- **AVAILABLE DATA**:
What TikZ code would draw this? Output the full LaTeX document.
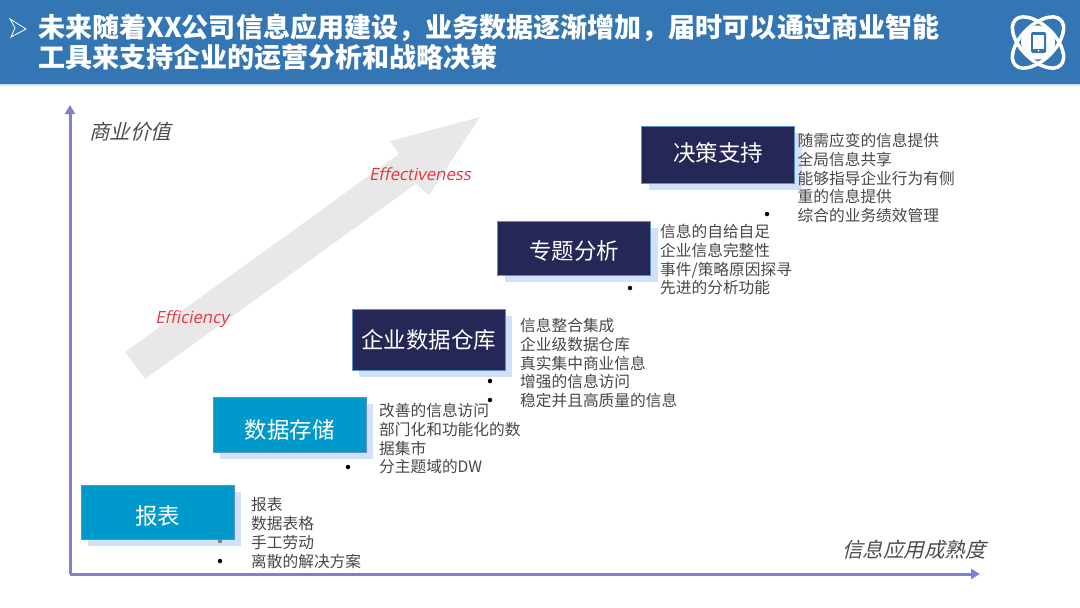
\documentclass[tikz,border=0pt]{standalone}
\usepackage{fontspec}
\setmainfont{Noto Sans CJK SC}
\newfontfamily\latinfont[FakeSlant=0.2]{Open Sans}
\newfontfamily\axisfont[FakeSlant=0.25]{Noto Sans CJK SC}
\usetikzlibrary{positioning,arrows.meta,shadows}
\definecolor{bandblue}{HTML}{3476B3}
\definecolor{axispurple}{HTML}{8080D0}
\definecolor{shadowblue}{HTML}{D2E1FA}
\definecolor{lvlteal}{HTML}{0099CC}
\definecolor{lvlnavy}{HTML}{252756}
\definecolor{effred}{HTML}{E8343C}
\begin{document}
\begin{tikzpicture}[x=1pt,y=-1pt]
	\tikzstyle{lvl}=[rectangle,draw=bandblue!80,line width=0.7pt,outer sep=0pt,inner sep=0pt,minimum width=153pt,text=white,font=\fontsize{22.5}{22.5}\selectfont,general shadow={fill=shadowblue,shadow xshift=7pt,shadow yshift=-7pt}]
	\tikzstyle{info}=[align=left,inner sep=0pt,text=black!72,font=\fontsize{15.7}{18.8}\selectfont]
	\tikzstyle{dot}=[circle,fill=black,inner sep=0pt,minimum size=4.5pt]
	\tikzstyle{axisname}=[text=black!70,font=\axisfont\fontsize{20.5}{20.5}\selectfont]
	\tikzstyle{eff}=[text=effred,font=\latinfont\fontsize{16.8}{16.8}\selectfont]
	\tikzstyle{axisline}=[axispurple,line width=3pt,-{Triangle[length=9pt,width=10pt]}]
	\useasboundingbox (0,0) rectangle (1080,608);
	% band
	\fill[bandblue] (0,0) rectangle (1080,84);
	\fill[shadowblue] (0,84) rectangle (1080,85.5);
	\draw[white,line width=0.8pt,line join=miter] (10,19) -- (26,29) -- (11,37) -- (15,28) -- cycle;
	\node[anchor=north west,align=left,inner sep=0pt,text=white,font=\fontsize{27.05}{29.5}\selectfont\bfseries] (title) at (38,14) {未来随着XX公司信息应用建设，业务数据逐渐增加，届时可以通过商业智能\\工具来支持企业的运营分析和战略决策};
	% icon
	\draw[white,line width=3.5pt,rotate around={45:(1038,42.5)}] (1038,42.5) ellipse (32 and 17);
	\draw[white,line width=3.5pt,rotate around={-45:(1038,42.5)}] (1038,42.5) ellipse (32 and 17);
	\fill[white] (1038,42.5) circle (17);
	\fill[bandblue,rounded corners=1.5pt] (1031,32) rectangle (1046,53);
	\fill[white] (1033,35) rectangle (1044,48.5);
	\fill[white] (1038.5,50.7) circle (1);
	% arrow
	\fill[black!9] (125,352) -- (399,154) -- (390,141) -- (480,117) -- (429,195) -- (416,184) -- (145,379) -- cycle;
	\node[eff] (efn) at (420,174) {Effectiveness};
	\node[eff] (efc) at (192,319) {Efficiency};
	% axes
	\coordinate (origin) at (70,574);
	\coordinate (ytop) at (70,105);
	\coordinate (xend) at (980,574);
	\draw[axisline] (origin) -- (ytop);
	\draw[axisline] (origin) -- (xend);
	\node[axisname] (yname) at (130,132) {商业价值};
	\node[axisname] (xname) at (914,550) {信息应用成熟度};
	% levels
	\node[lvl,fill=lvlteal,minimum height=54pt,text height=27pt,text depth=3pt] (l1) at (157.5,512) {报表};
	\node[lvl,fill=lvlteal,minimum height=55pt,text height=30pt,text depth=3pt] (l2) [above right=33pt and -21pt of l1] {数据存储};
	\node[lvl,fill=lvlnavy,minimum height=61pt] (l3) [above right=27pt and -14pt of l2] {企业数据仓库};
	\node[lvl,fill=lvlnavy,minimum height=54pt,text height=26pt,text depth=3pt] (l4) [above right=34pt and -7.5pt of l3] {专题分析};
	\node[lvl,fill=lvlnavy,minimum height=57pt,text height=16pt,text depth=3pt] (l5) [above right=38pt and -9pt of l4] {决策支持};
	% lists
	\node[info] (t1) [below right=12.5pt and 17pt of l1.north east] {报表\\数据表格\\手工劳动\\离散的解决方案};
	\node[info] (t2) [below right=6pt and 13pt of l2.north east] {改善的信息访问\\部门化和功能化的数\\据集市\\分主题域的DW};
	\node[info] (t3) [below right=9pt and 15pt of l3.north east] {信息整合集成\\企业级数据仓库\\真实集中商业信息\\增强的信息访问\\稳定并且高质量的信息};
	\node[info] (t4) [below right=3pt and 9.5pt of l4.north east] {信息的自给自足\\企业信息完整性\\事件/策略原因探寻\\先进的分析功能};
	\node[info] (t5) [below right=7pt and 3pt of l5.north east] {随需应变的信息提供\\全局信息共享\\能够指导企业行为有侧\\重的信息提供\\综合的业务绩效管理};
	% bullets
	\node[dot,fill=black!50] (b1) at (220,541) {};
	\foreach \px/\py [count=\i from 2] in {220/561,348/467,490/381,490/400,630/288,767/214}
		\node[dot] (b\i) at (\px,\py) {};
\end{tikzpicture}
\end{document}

- **DIRECTIONS**:
Set down the material above as is, without any pictures.

- **ANSWER FOR THE TASK**:
What TikZ code would draw this? Output the full LaTeX document.
\documentclass[tikz,border=0pt]{standalone}
\usepackage{fontspec}
\setmainfont{Noto Sans CJK SC}
\newfontfamily\latinfont[FakeSlant=0.2]{Open Sans}
\newfontfamily\axisfont[FakeSlant=0.25]{Noto Sans CJK SC}
\usetikzlibrary{positioning,arrows.meta,shadows}
\definecolor{bandblue}{HTML}{3476B3}
\definecolor{axispurple}{HTML}{8080D0}
\definecolor{shadowblue}{HTML}{D2E1FA}
\definecolor{lvlteal}{HTML}{0099CC}
\definecolor{lvlnavy}{HTML}{252756}
\definecolor{effred}{HTML}{E8343C}
\begin{document}
\begin{tikzpicture}[x=1pt,y=-1pt]
	\tikzstyle{lvl}=[rectangle,draw=bandblue!80,line width=0.7pt,outer sep=0pt,inner sep=0pt,minimum width=153pt,text=white,font=\fontsize{22.5}{22.5}\selectfont,general shadow={fill=shadowblue,shadow xshift=7pt,shadow yshift=-7pt}]
	\tikzstyle{info}=[align=left,inner sep=0pt,text=black!72,font=\fontsize{15.7}{18.8}\selectfont]
	\tikzstyle{dot}=[circle,fill=black,inner sep=0pt,minimum size=4.5pt]
	\tikzstyle{axisname}=[text=black!70,font=\axisfont\fontsize{20.5}{20.5}\selectfont]
	\tikzstyle{eff}=[text=effred,font=\latinfont\fontsize{16.8}{16.8}\selectfont]
	\tikzstyle{axisline}=[axispurple,line width=3pt,-{Triangle[length=9pt,width=10pt]}]
	\useasboundingbox (0,0) rectangle (1080,608);
	% band
	\fill[bandblue] (0,0) rectangle (1080,84);
	\fill[shadowblue] (0,84) rectangle (1080,85.5);
	\draw[white,line width=0.8pt,line join=miter] (10,19) -- (26,29) -- (11,37) -- (15,28) -- cycle;
	\node[anchor=north west,align=left,inner sep=0pt,text=white,font=\fontsize{27.05}{29.5}\selectfont\bfseries] (title) at (38,14) {未来随着XX公司信息应用建设，业务数据逐渐增加，届时可以通过商业智能\\工具来支持企业的运营分析和战略决策};
	% icon
	\draw[white,line width=3.5pt,rotate around={45:(1038,42.5)}] (1038,42.5) ellipse (32 and 17);
	\draw[white,line width=3.5pt,rotate around={-45:(1038,42.5)}] (1038,42.5) ellipse (32 and 17);
	\fill[white] (1038,42.5) circle (17);
	\fill[bandblue,rounded corners=1.5pt] (1031,32) rectangle (1046,53);
	\fill[white] (1033,35) rectangle (1044,48.5);
	\fill[white] (1038.5,50.7) circle (1);
	% arrow
	\fill[black!9] (125,352) -- (399,154) -- (390,141) -- (480,117) -- (429,195) -- (416,184) -- (145,379) -- cycle;
	\node[eff] (efn) at (420,174) {Effectiveness};
	\node[eff] (efc) at (192,319) {Efficiency};
	% axes
	\coordinate (origin) at (70,574);
	\coordinate (ytop) at (70,105);
	\coordinate (xend) at (980,574);
	\draw[axisline] (origin) -- (ytop);
	\draw[axisline] (origin) -- (xend);
	\node[axisname] (yname) at (130,132) {商业价值};
	\node[axisname] (xname) at (914,550) {信息应用成熟度};
	% levels
	\node[lvl,fill=lvlteal,minimum height=54pt,text height=27pt,text depth=3pt] (l1) at (157.5,512) {报表};
	\node[lvl,fill=lvlteal,minimum height=55pt,text height=30pt,text depth=3pt] (l2) [above right=33pt and -21pt of l1] {数据存储};
	\node[lvl,fill=lvlnavy,minimum height=61pt] (l3) [above right=27pt and -14pt of l2] {企业数据仓库};
	\node[lvl,fill=lvlnavy,minimum height=54pt,text height=26pt,text depth=3pt] (l4) [above right=34pt and -7.5pt of l3] {专题分析};
	\node[lvl,fill=lvlnavy,minimum height=57pt,text height=16pt,text depth=3pt] (l5) [above right=38pt and -9pt of l4] {决策支持};
	% lists
	\node[info] (t1) [below right=12.5pt and 17pt of l1.north east] {报表\\数据表格\\手工劳动\\离散的解决方案};
	\node[info] (t2) [below right=6pt and 13pt of l2.north east] {改善的信息访问\\部门化和功能化的数\\据集市\\分主题域的DW};
	\node[info] (t3) [below right=9pt and 15pt of l3.north east] {信息整合集成\\企业级数据仓库\\真实集中商业信息\\增强的信息访问\\稳定并且高质量的信息};
	\node[info] (t4) [below right=3pt and 9.5pt of l4.north east] {信息的自给自足\\企业信息完整性\\事件/策略原因探寻\\先进的分析功能};
	\node[info] (t5) [below right=7pt and 3pt of l5.north east] {随需应变的信息提供\\全局信息共享\\能够指导企业行为有侧\\重的信息提供\\综合的业务绩效管理};
	% bullets
	\node[dot,fill=black!50] (b1) at (220,541) {};
	\foreach \px/\py [count=\i from 2] in {220/561,348/467,490/381,490/400,630/288,767/214}
		\node[dot] (b\i) at (\px,\py) {};
\end{tikzpicture}
\end{document}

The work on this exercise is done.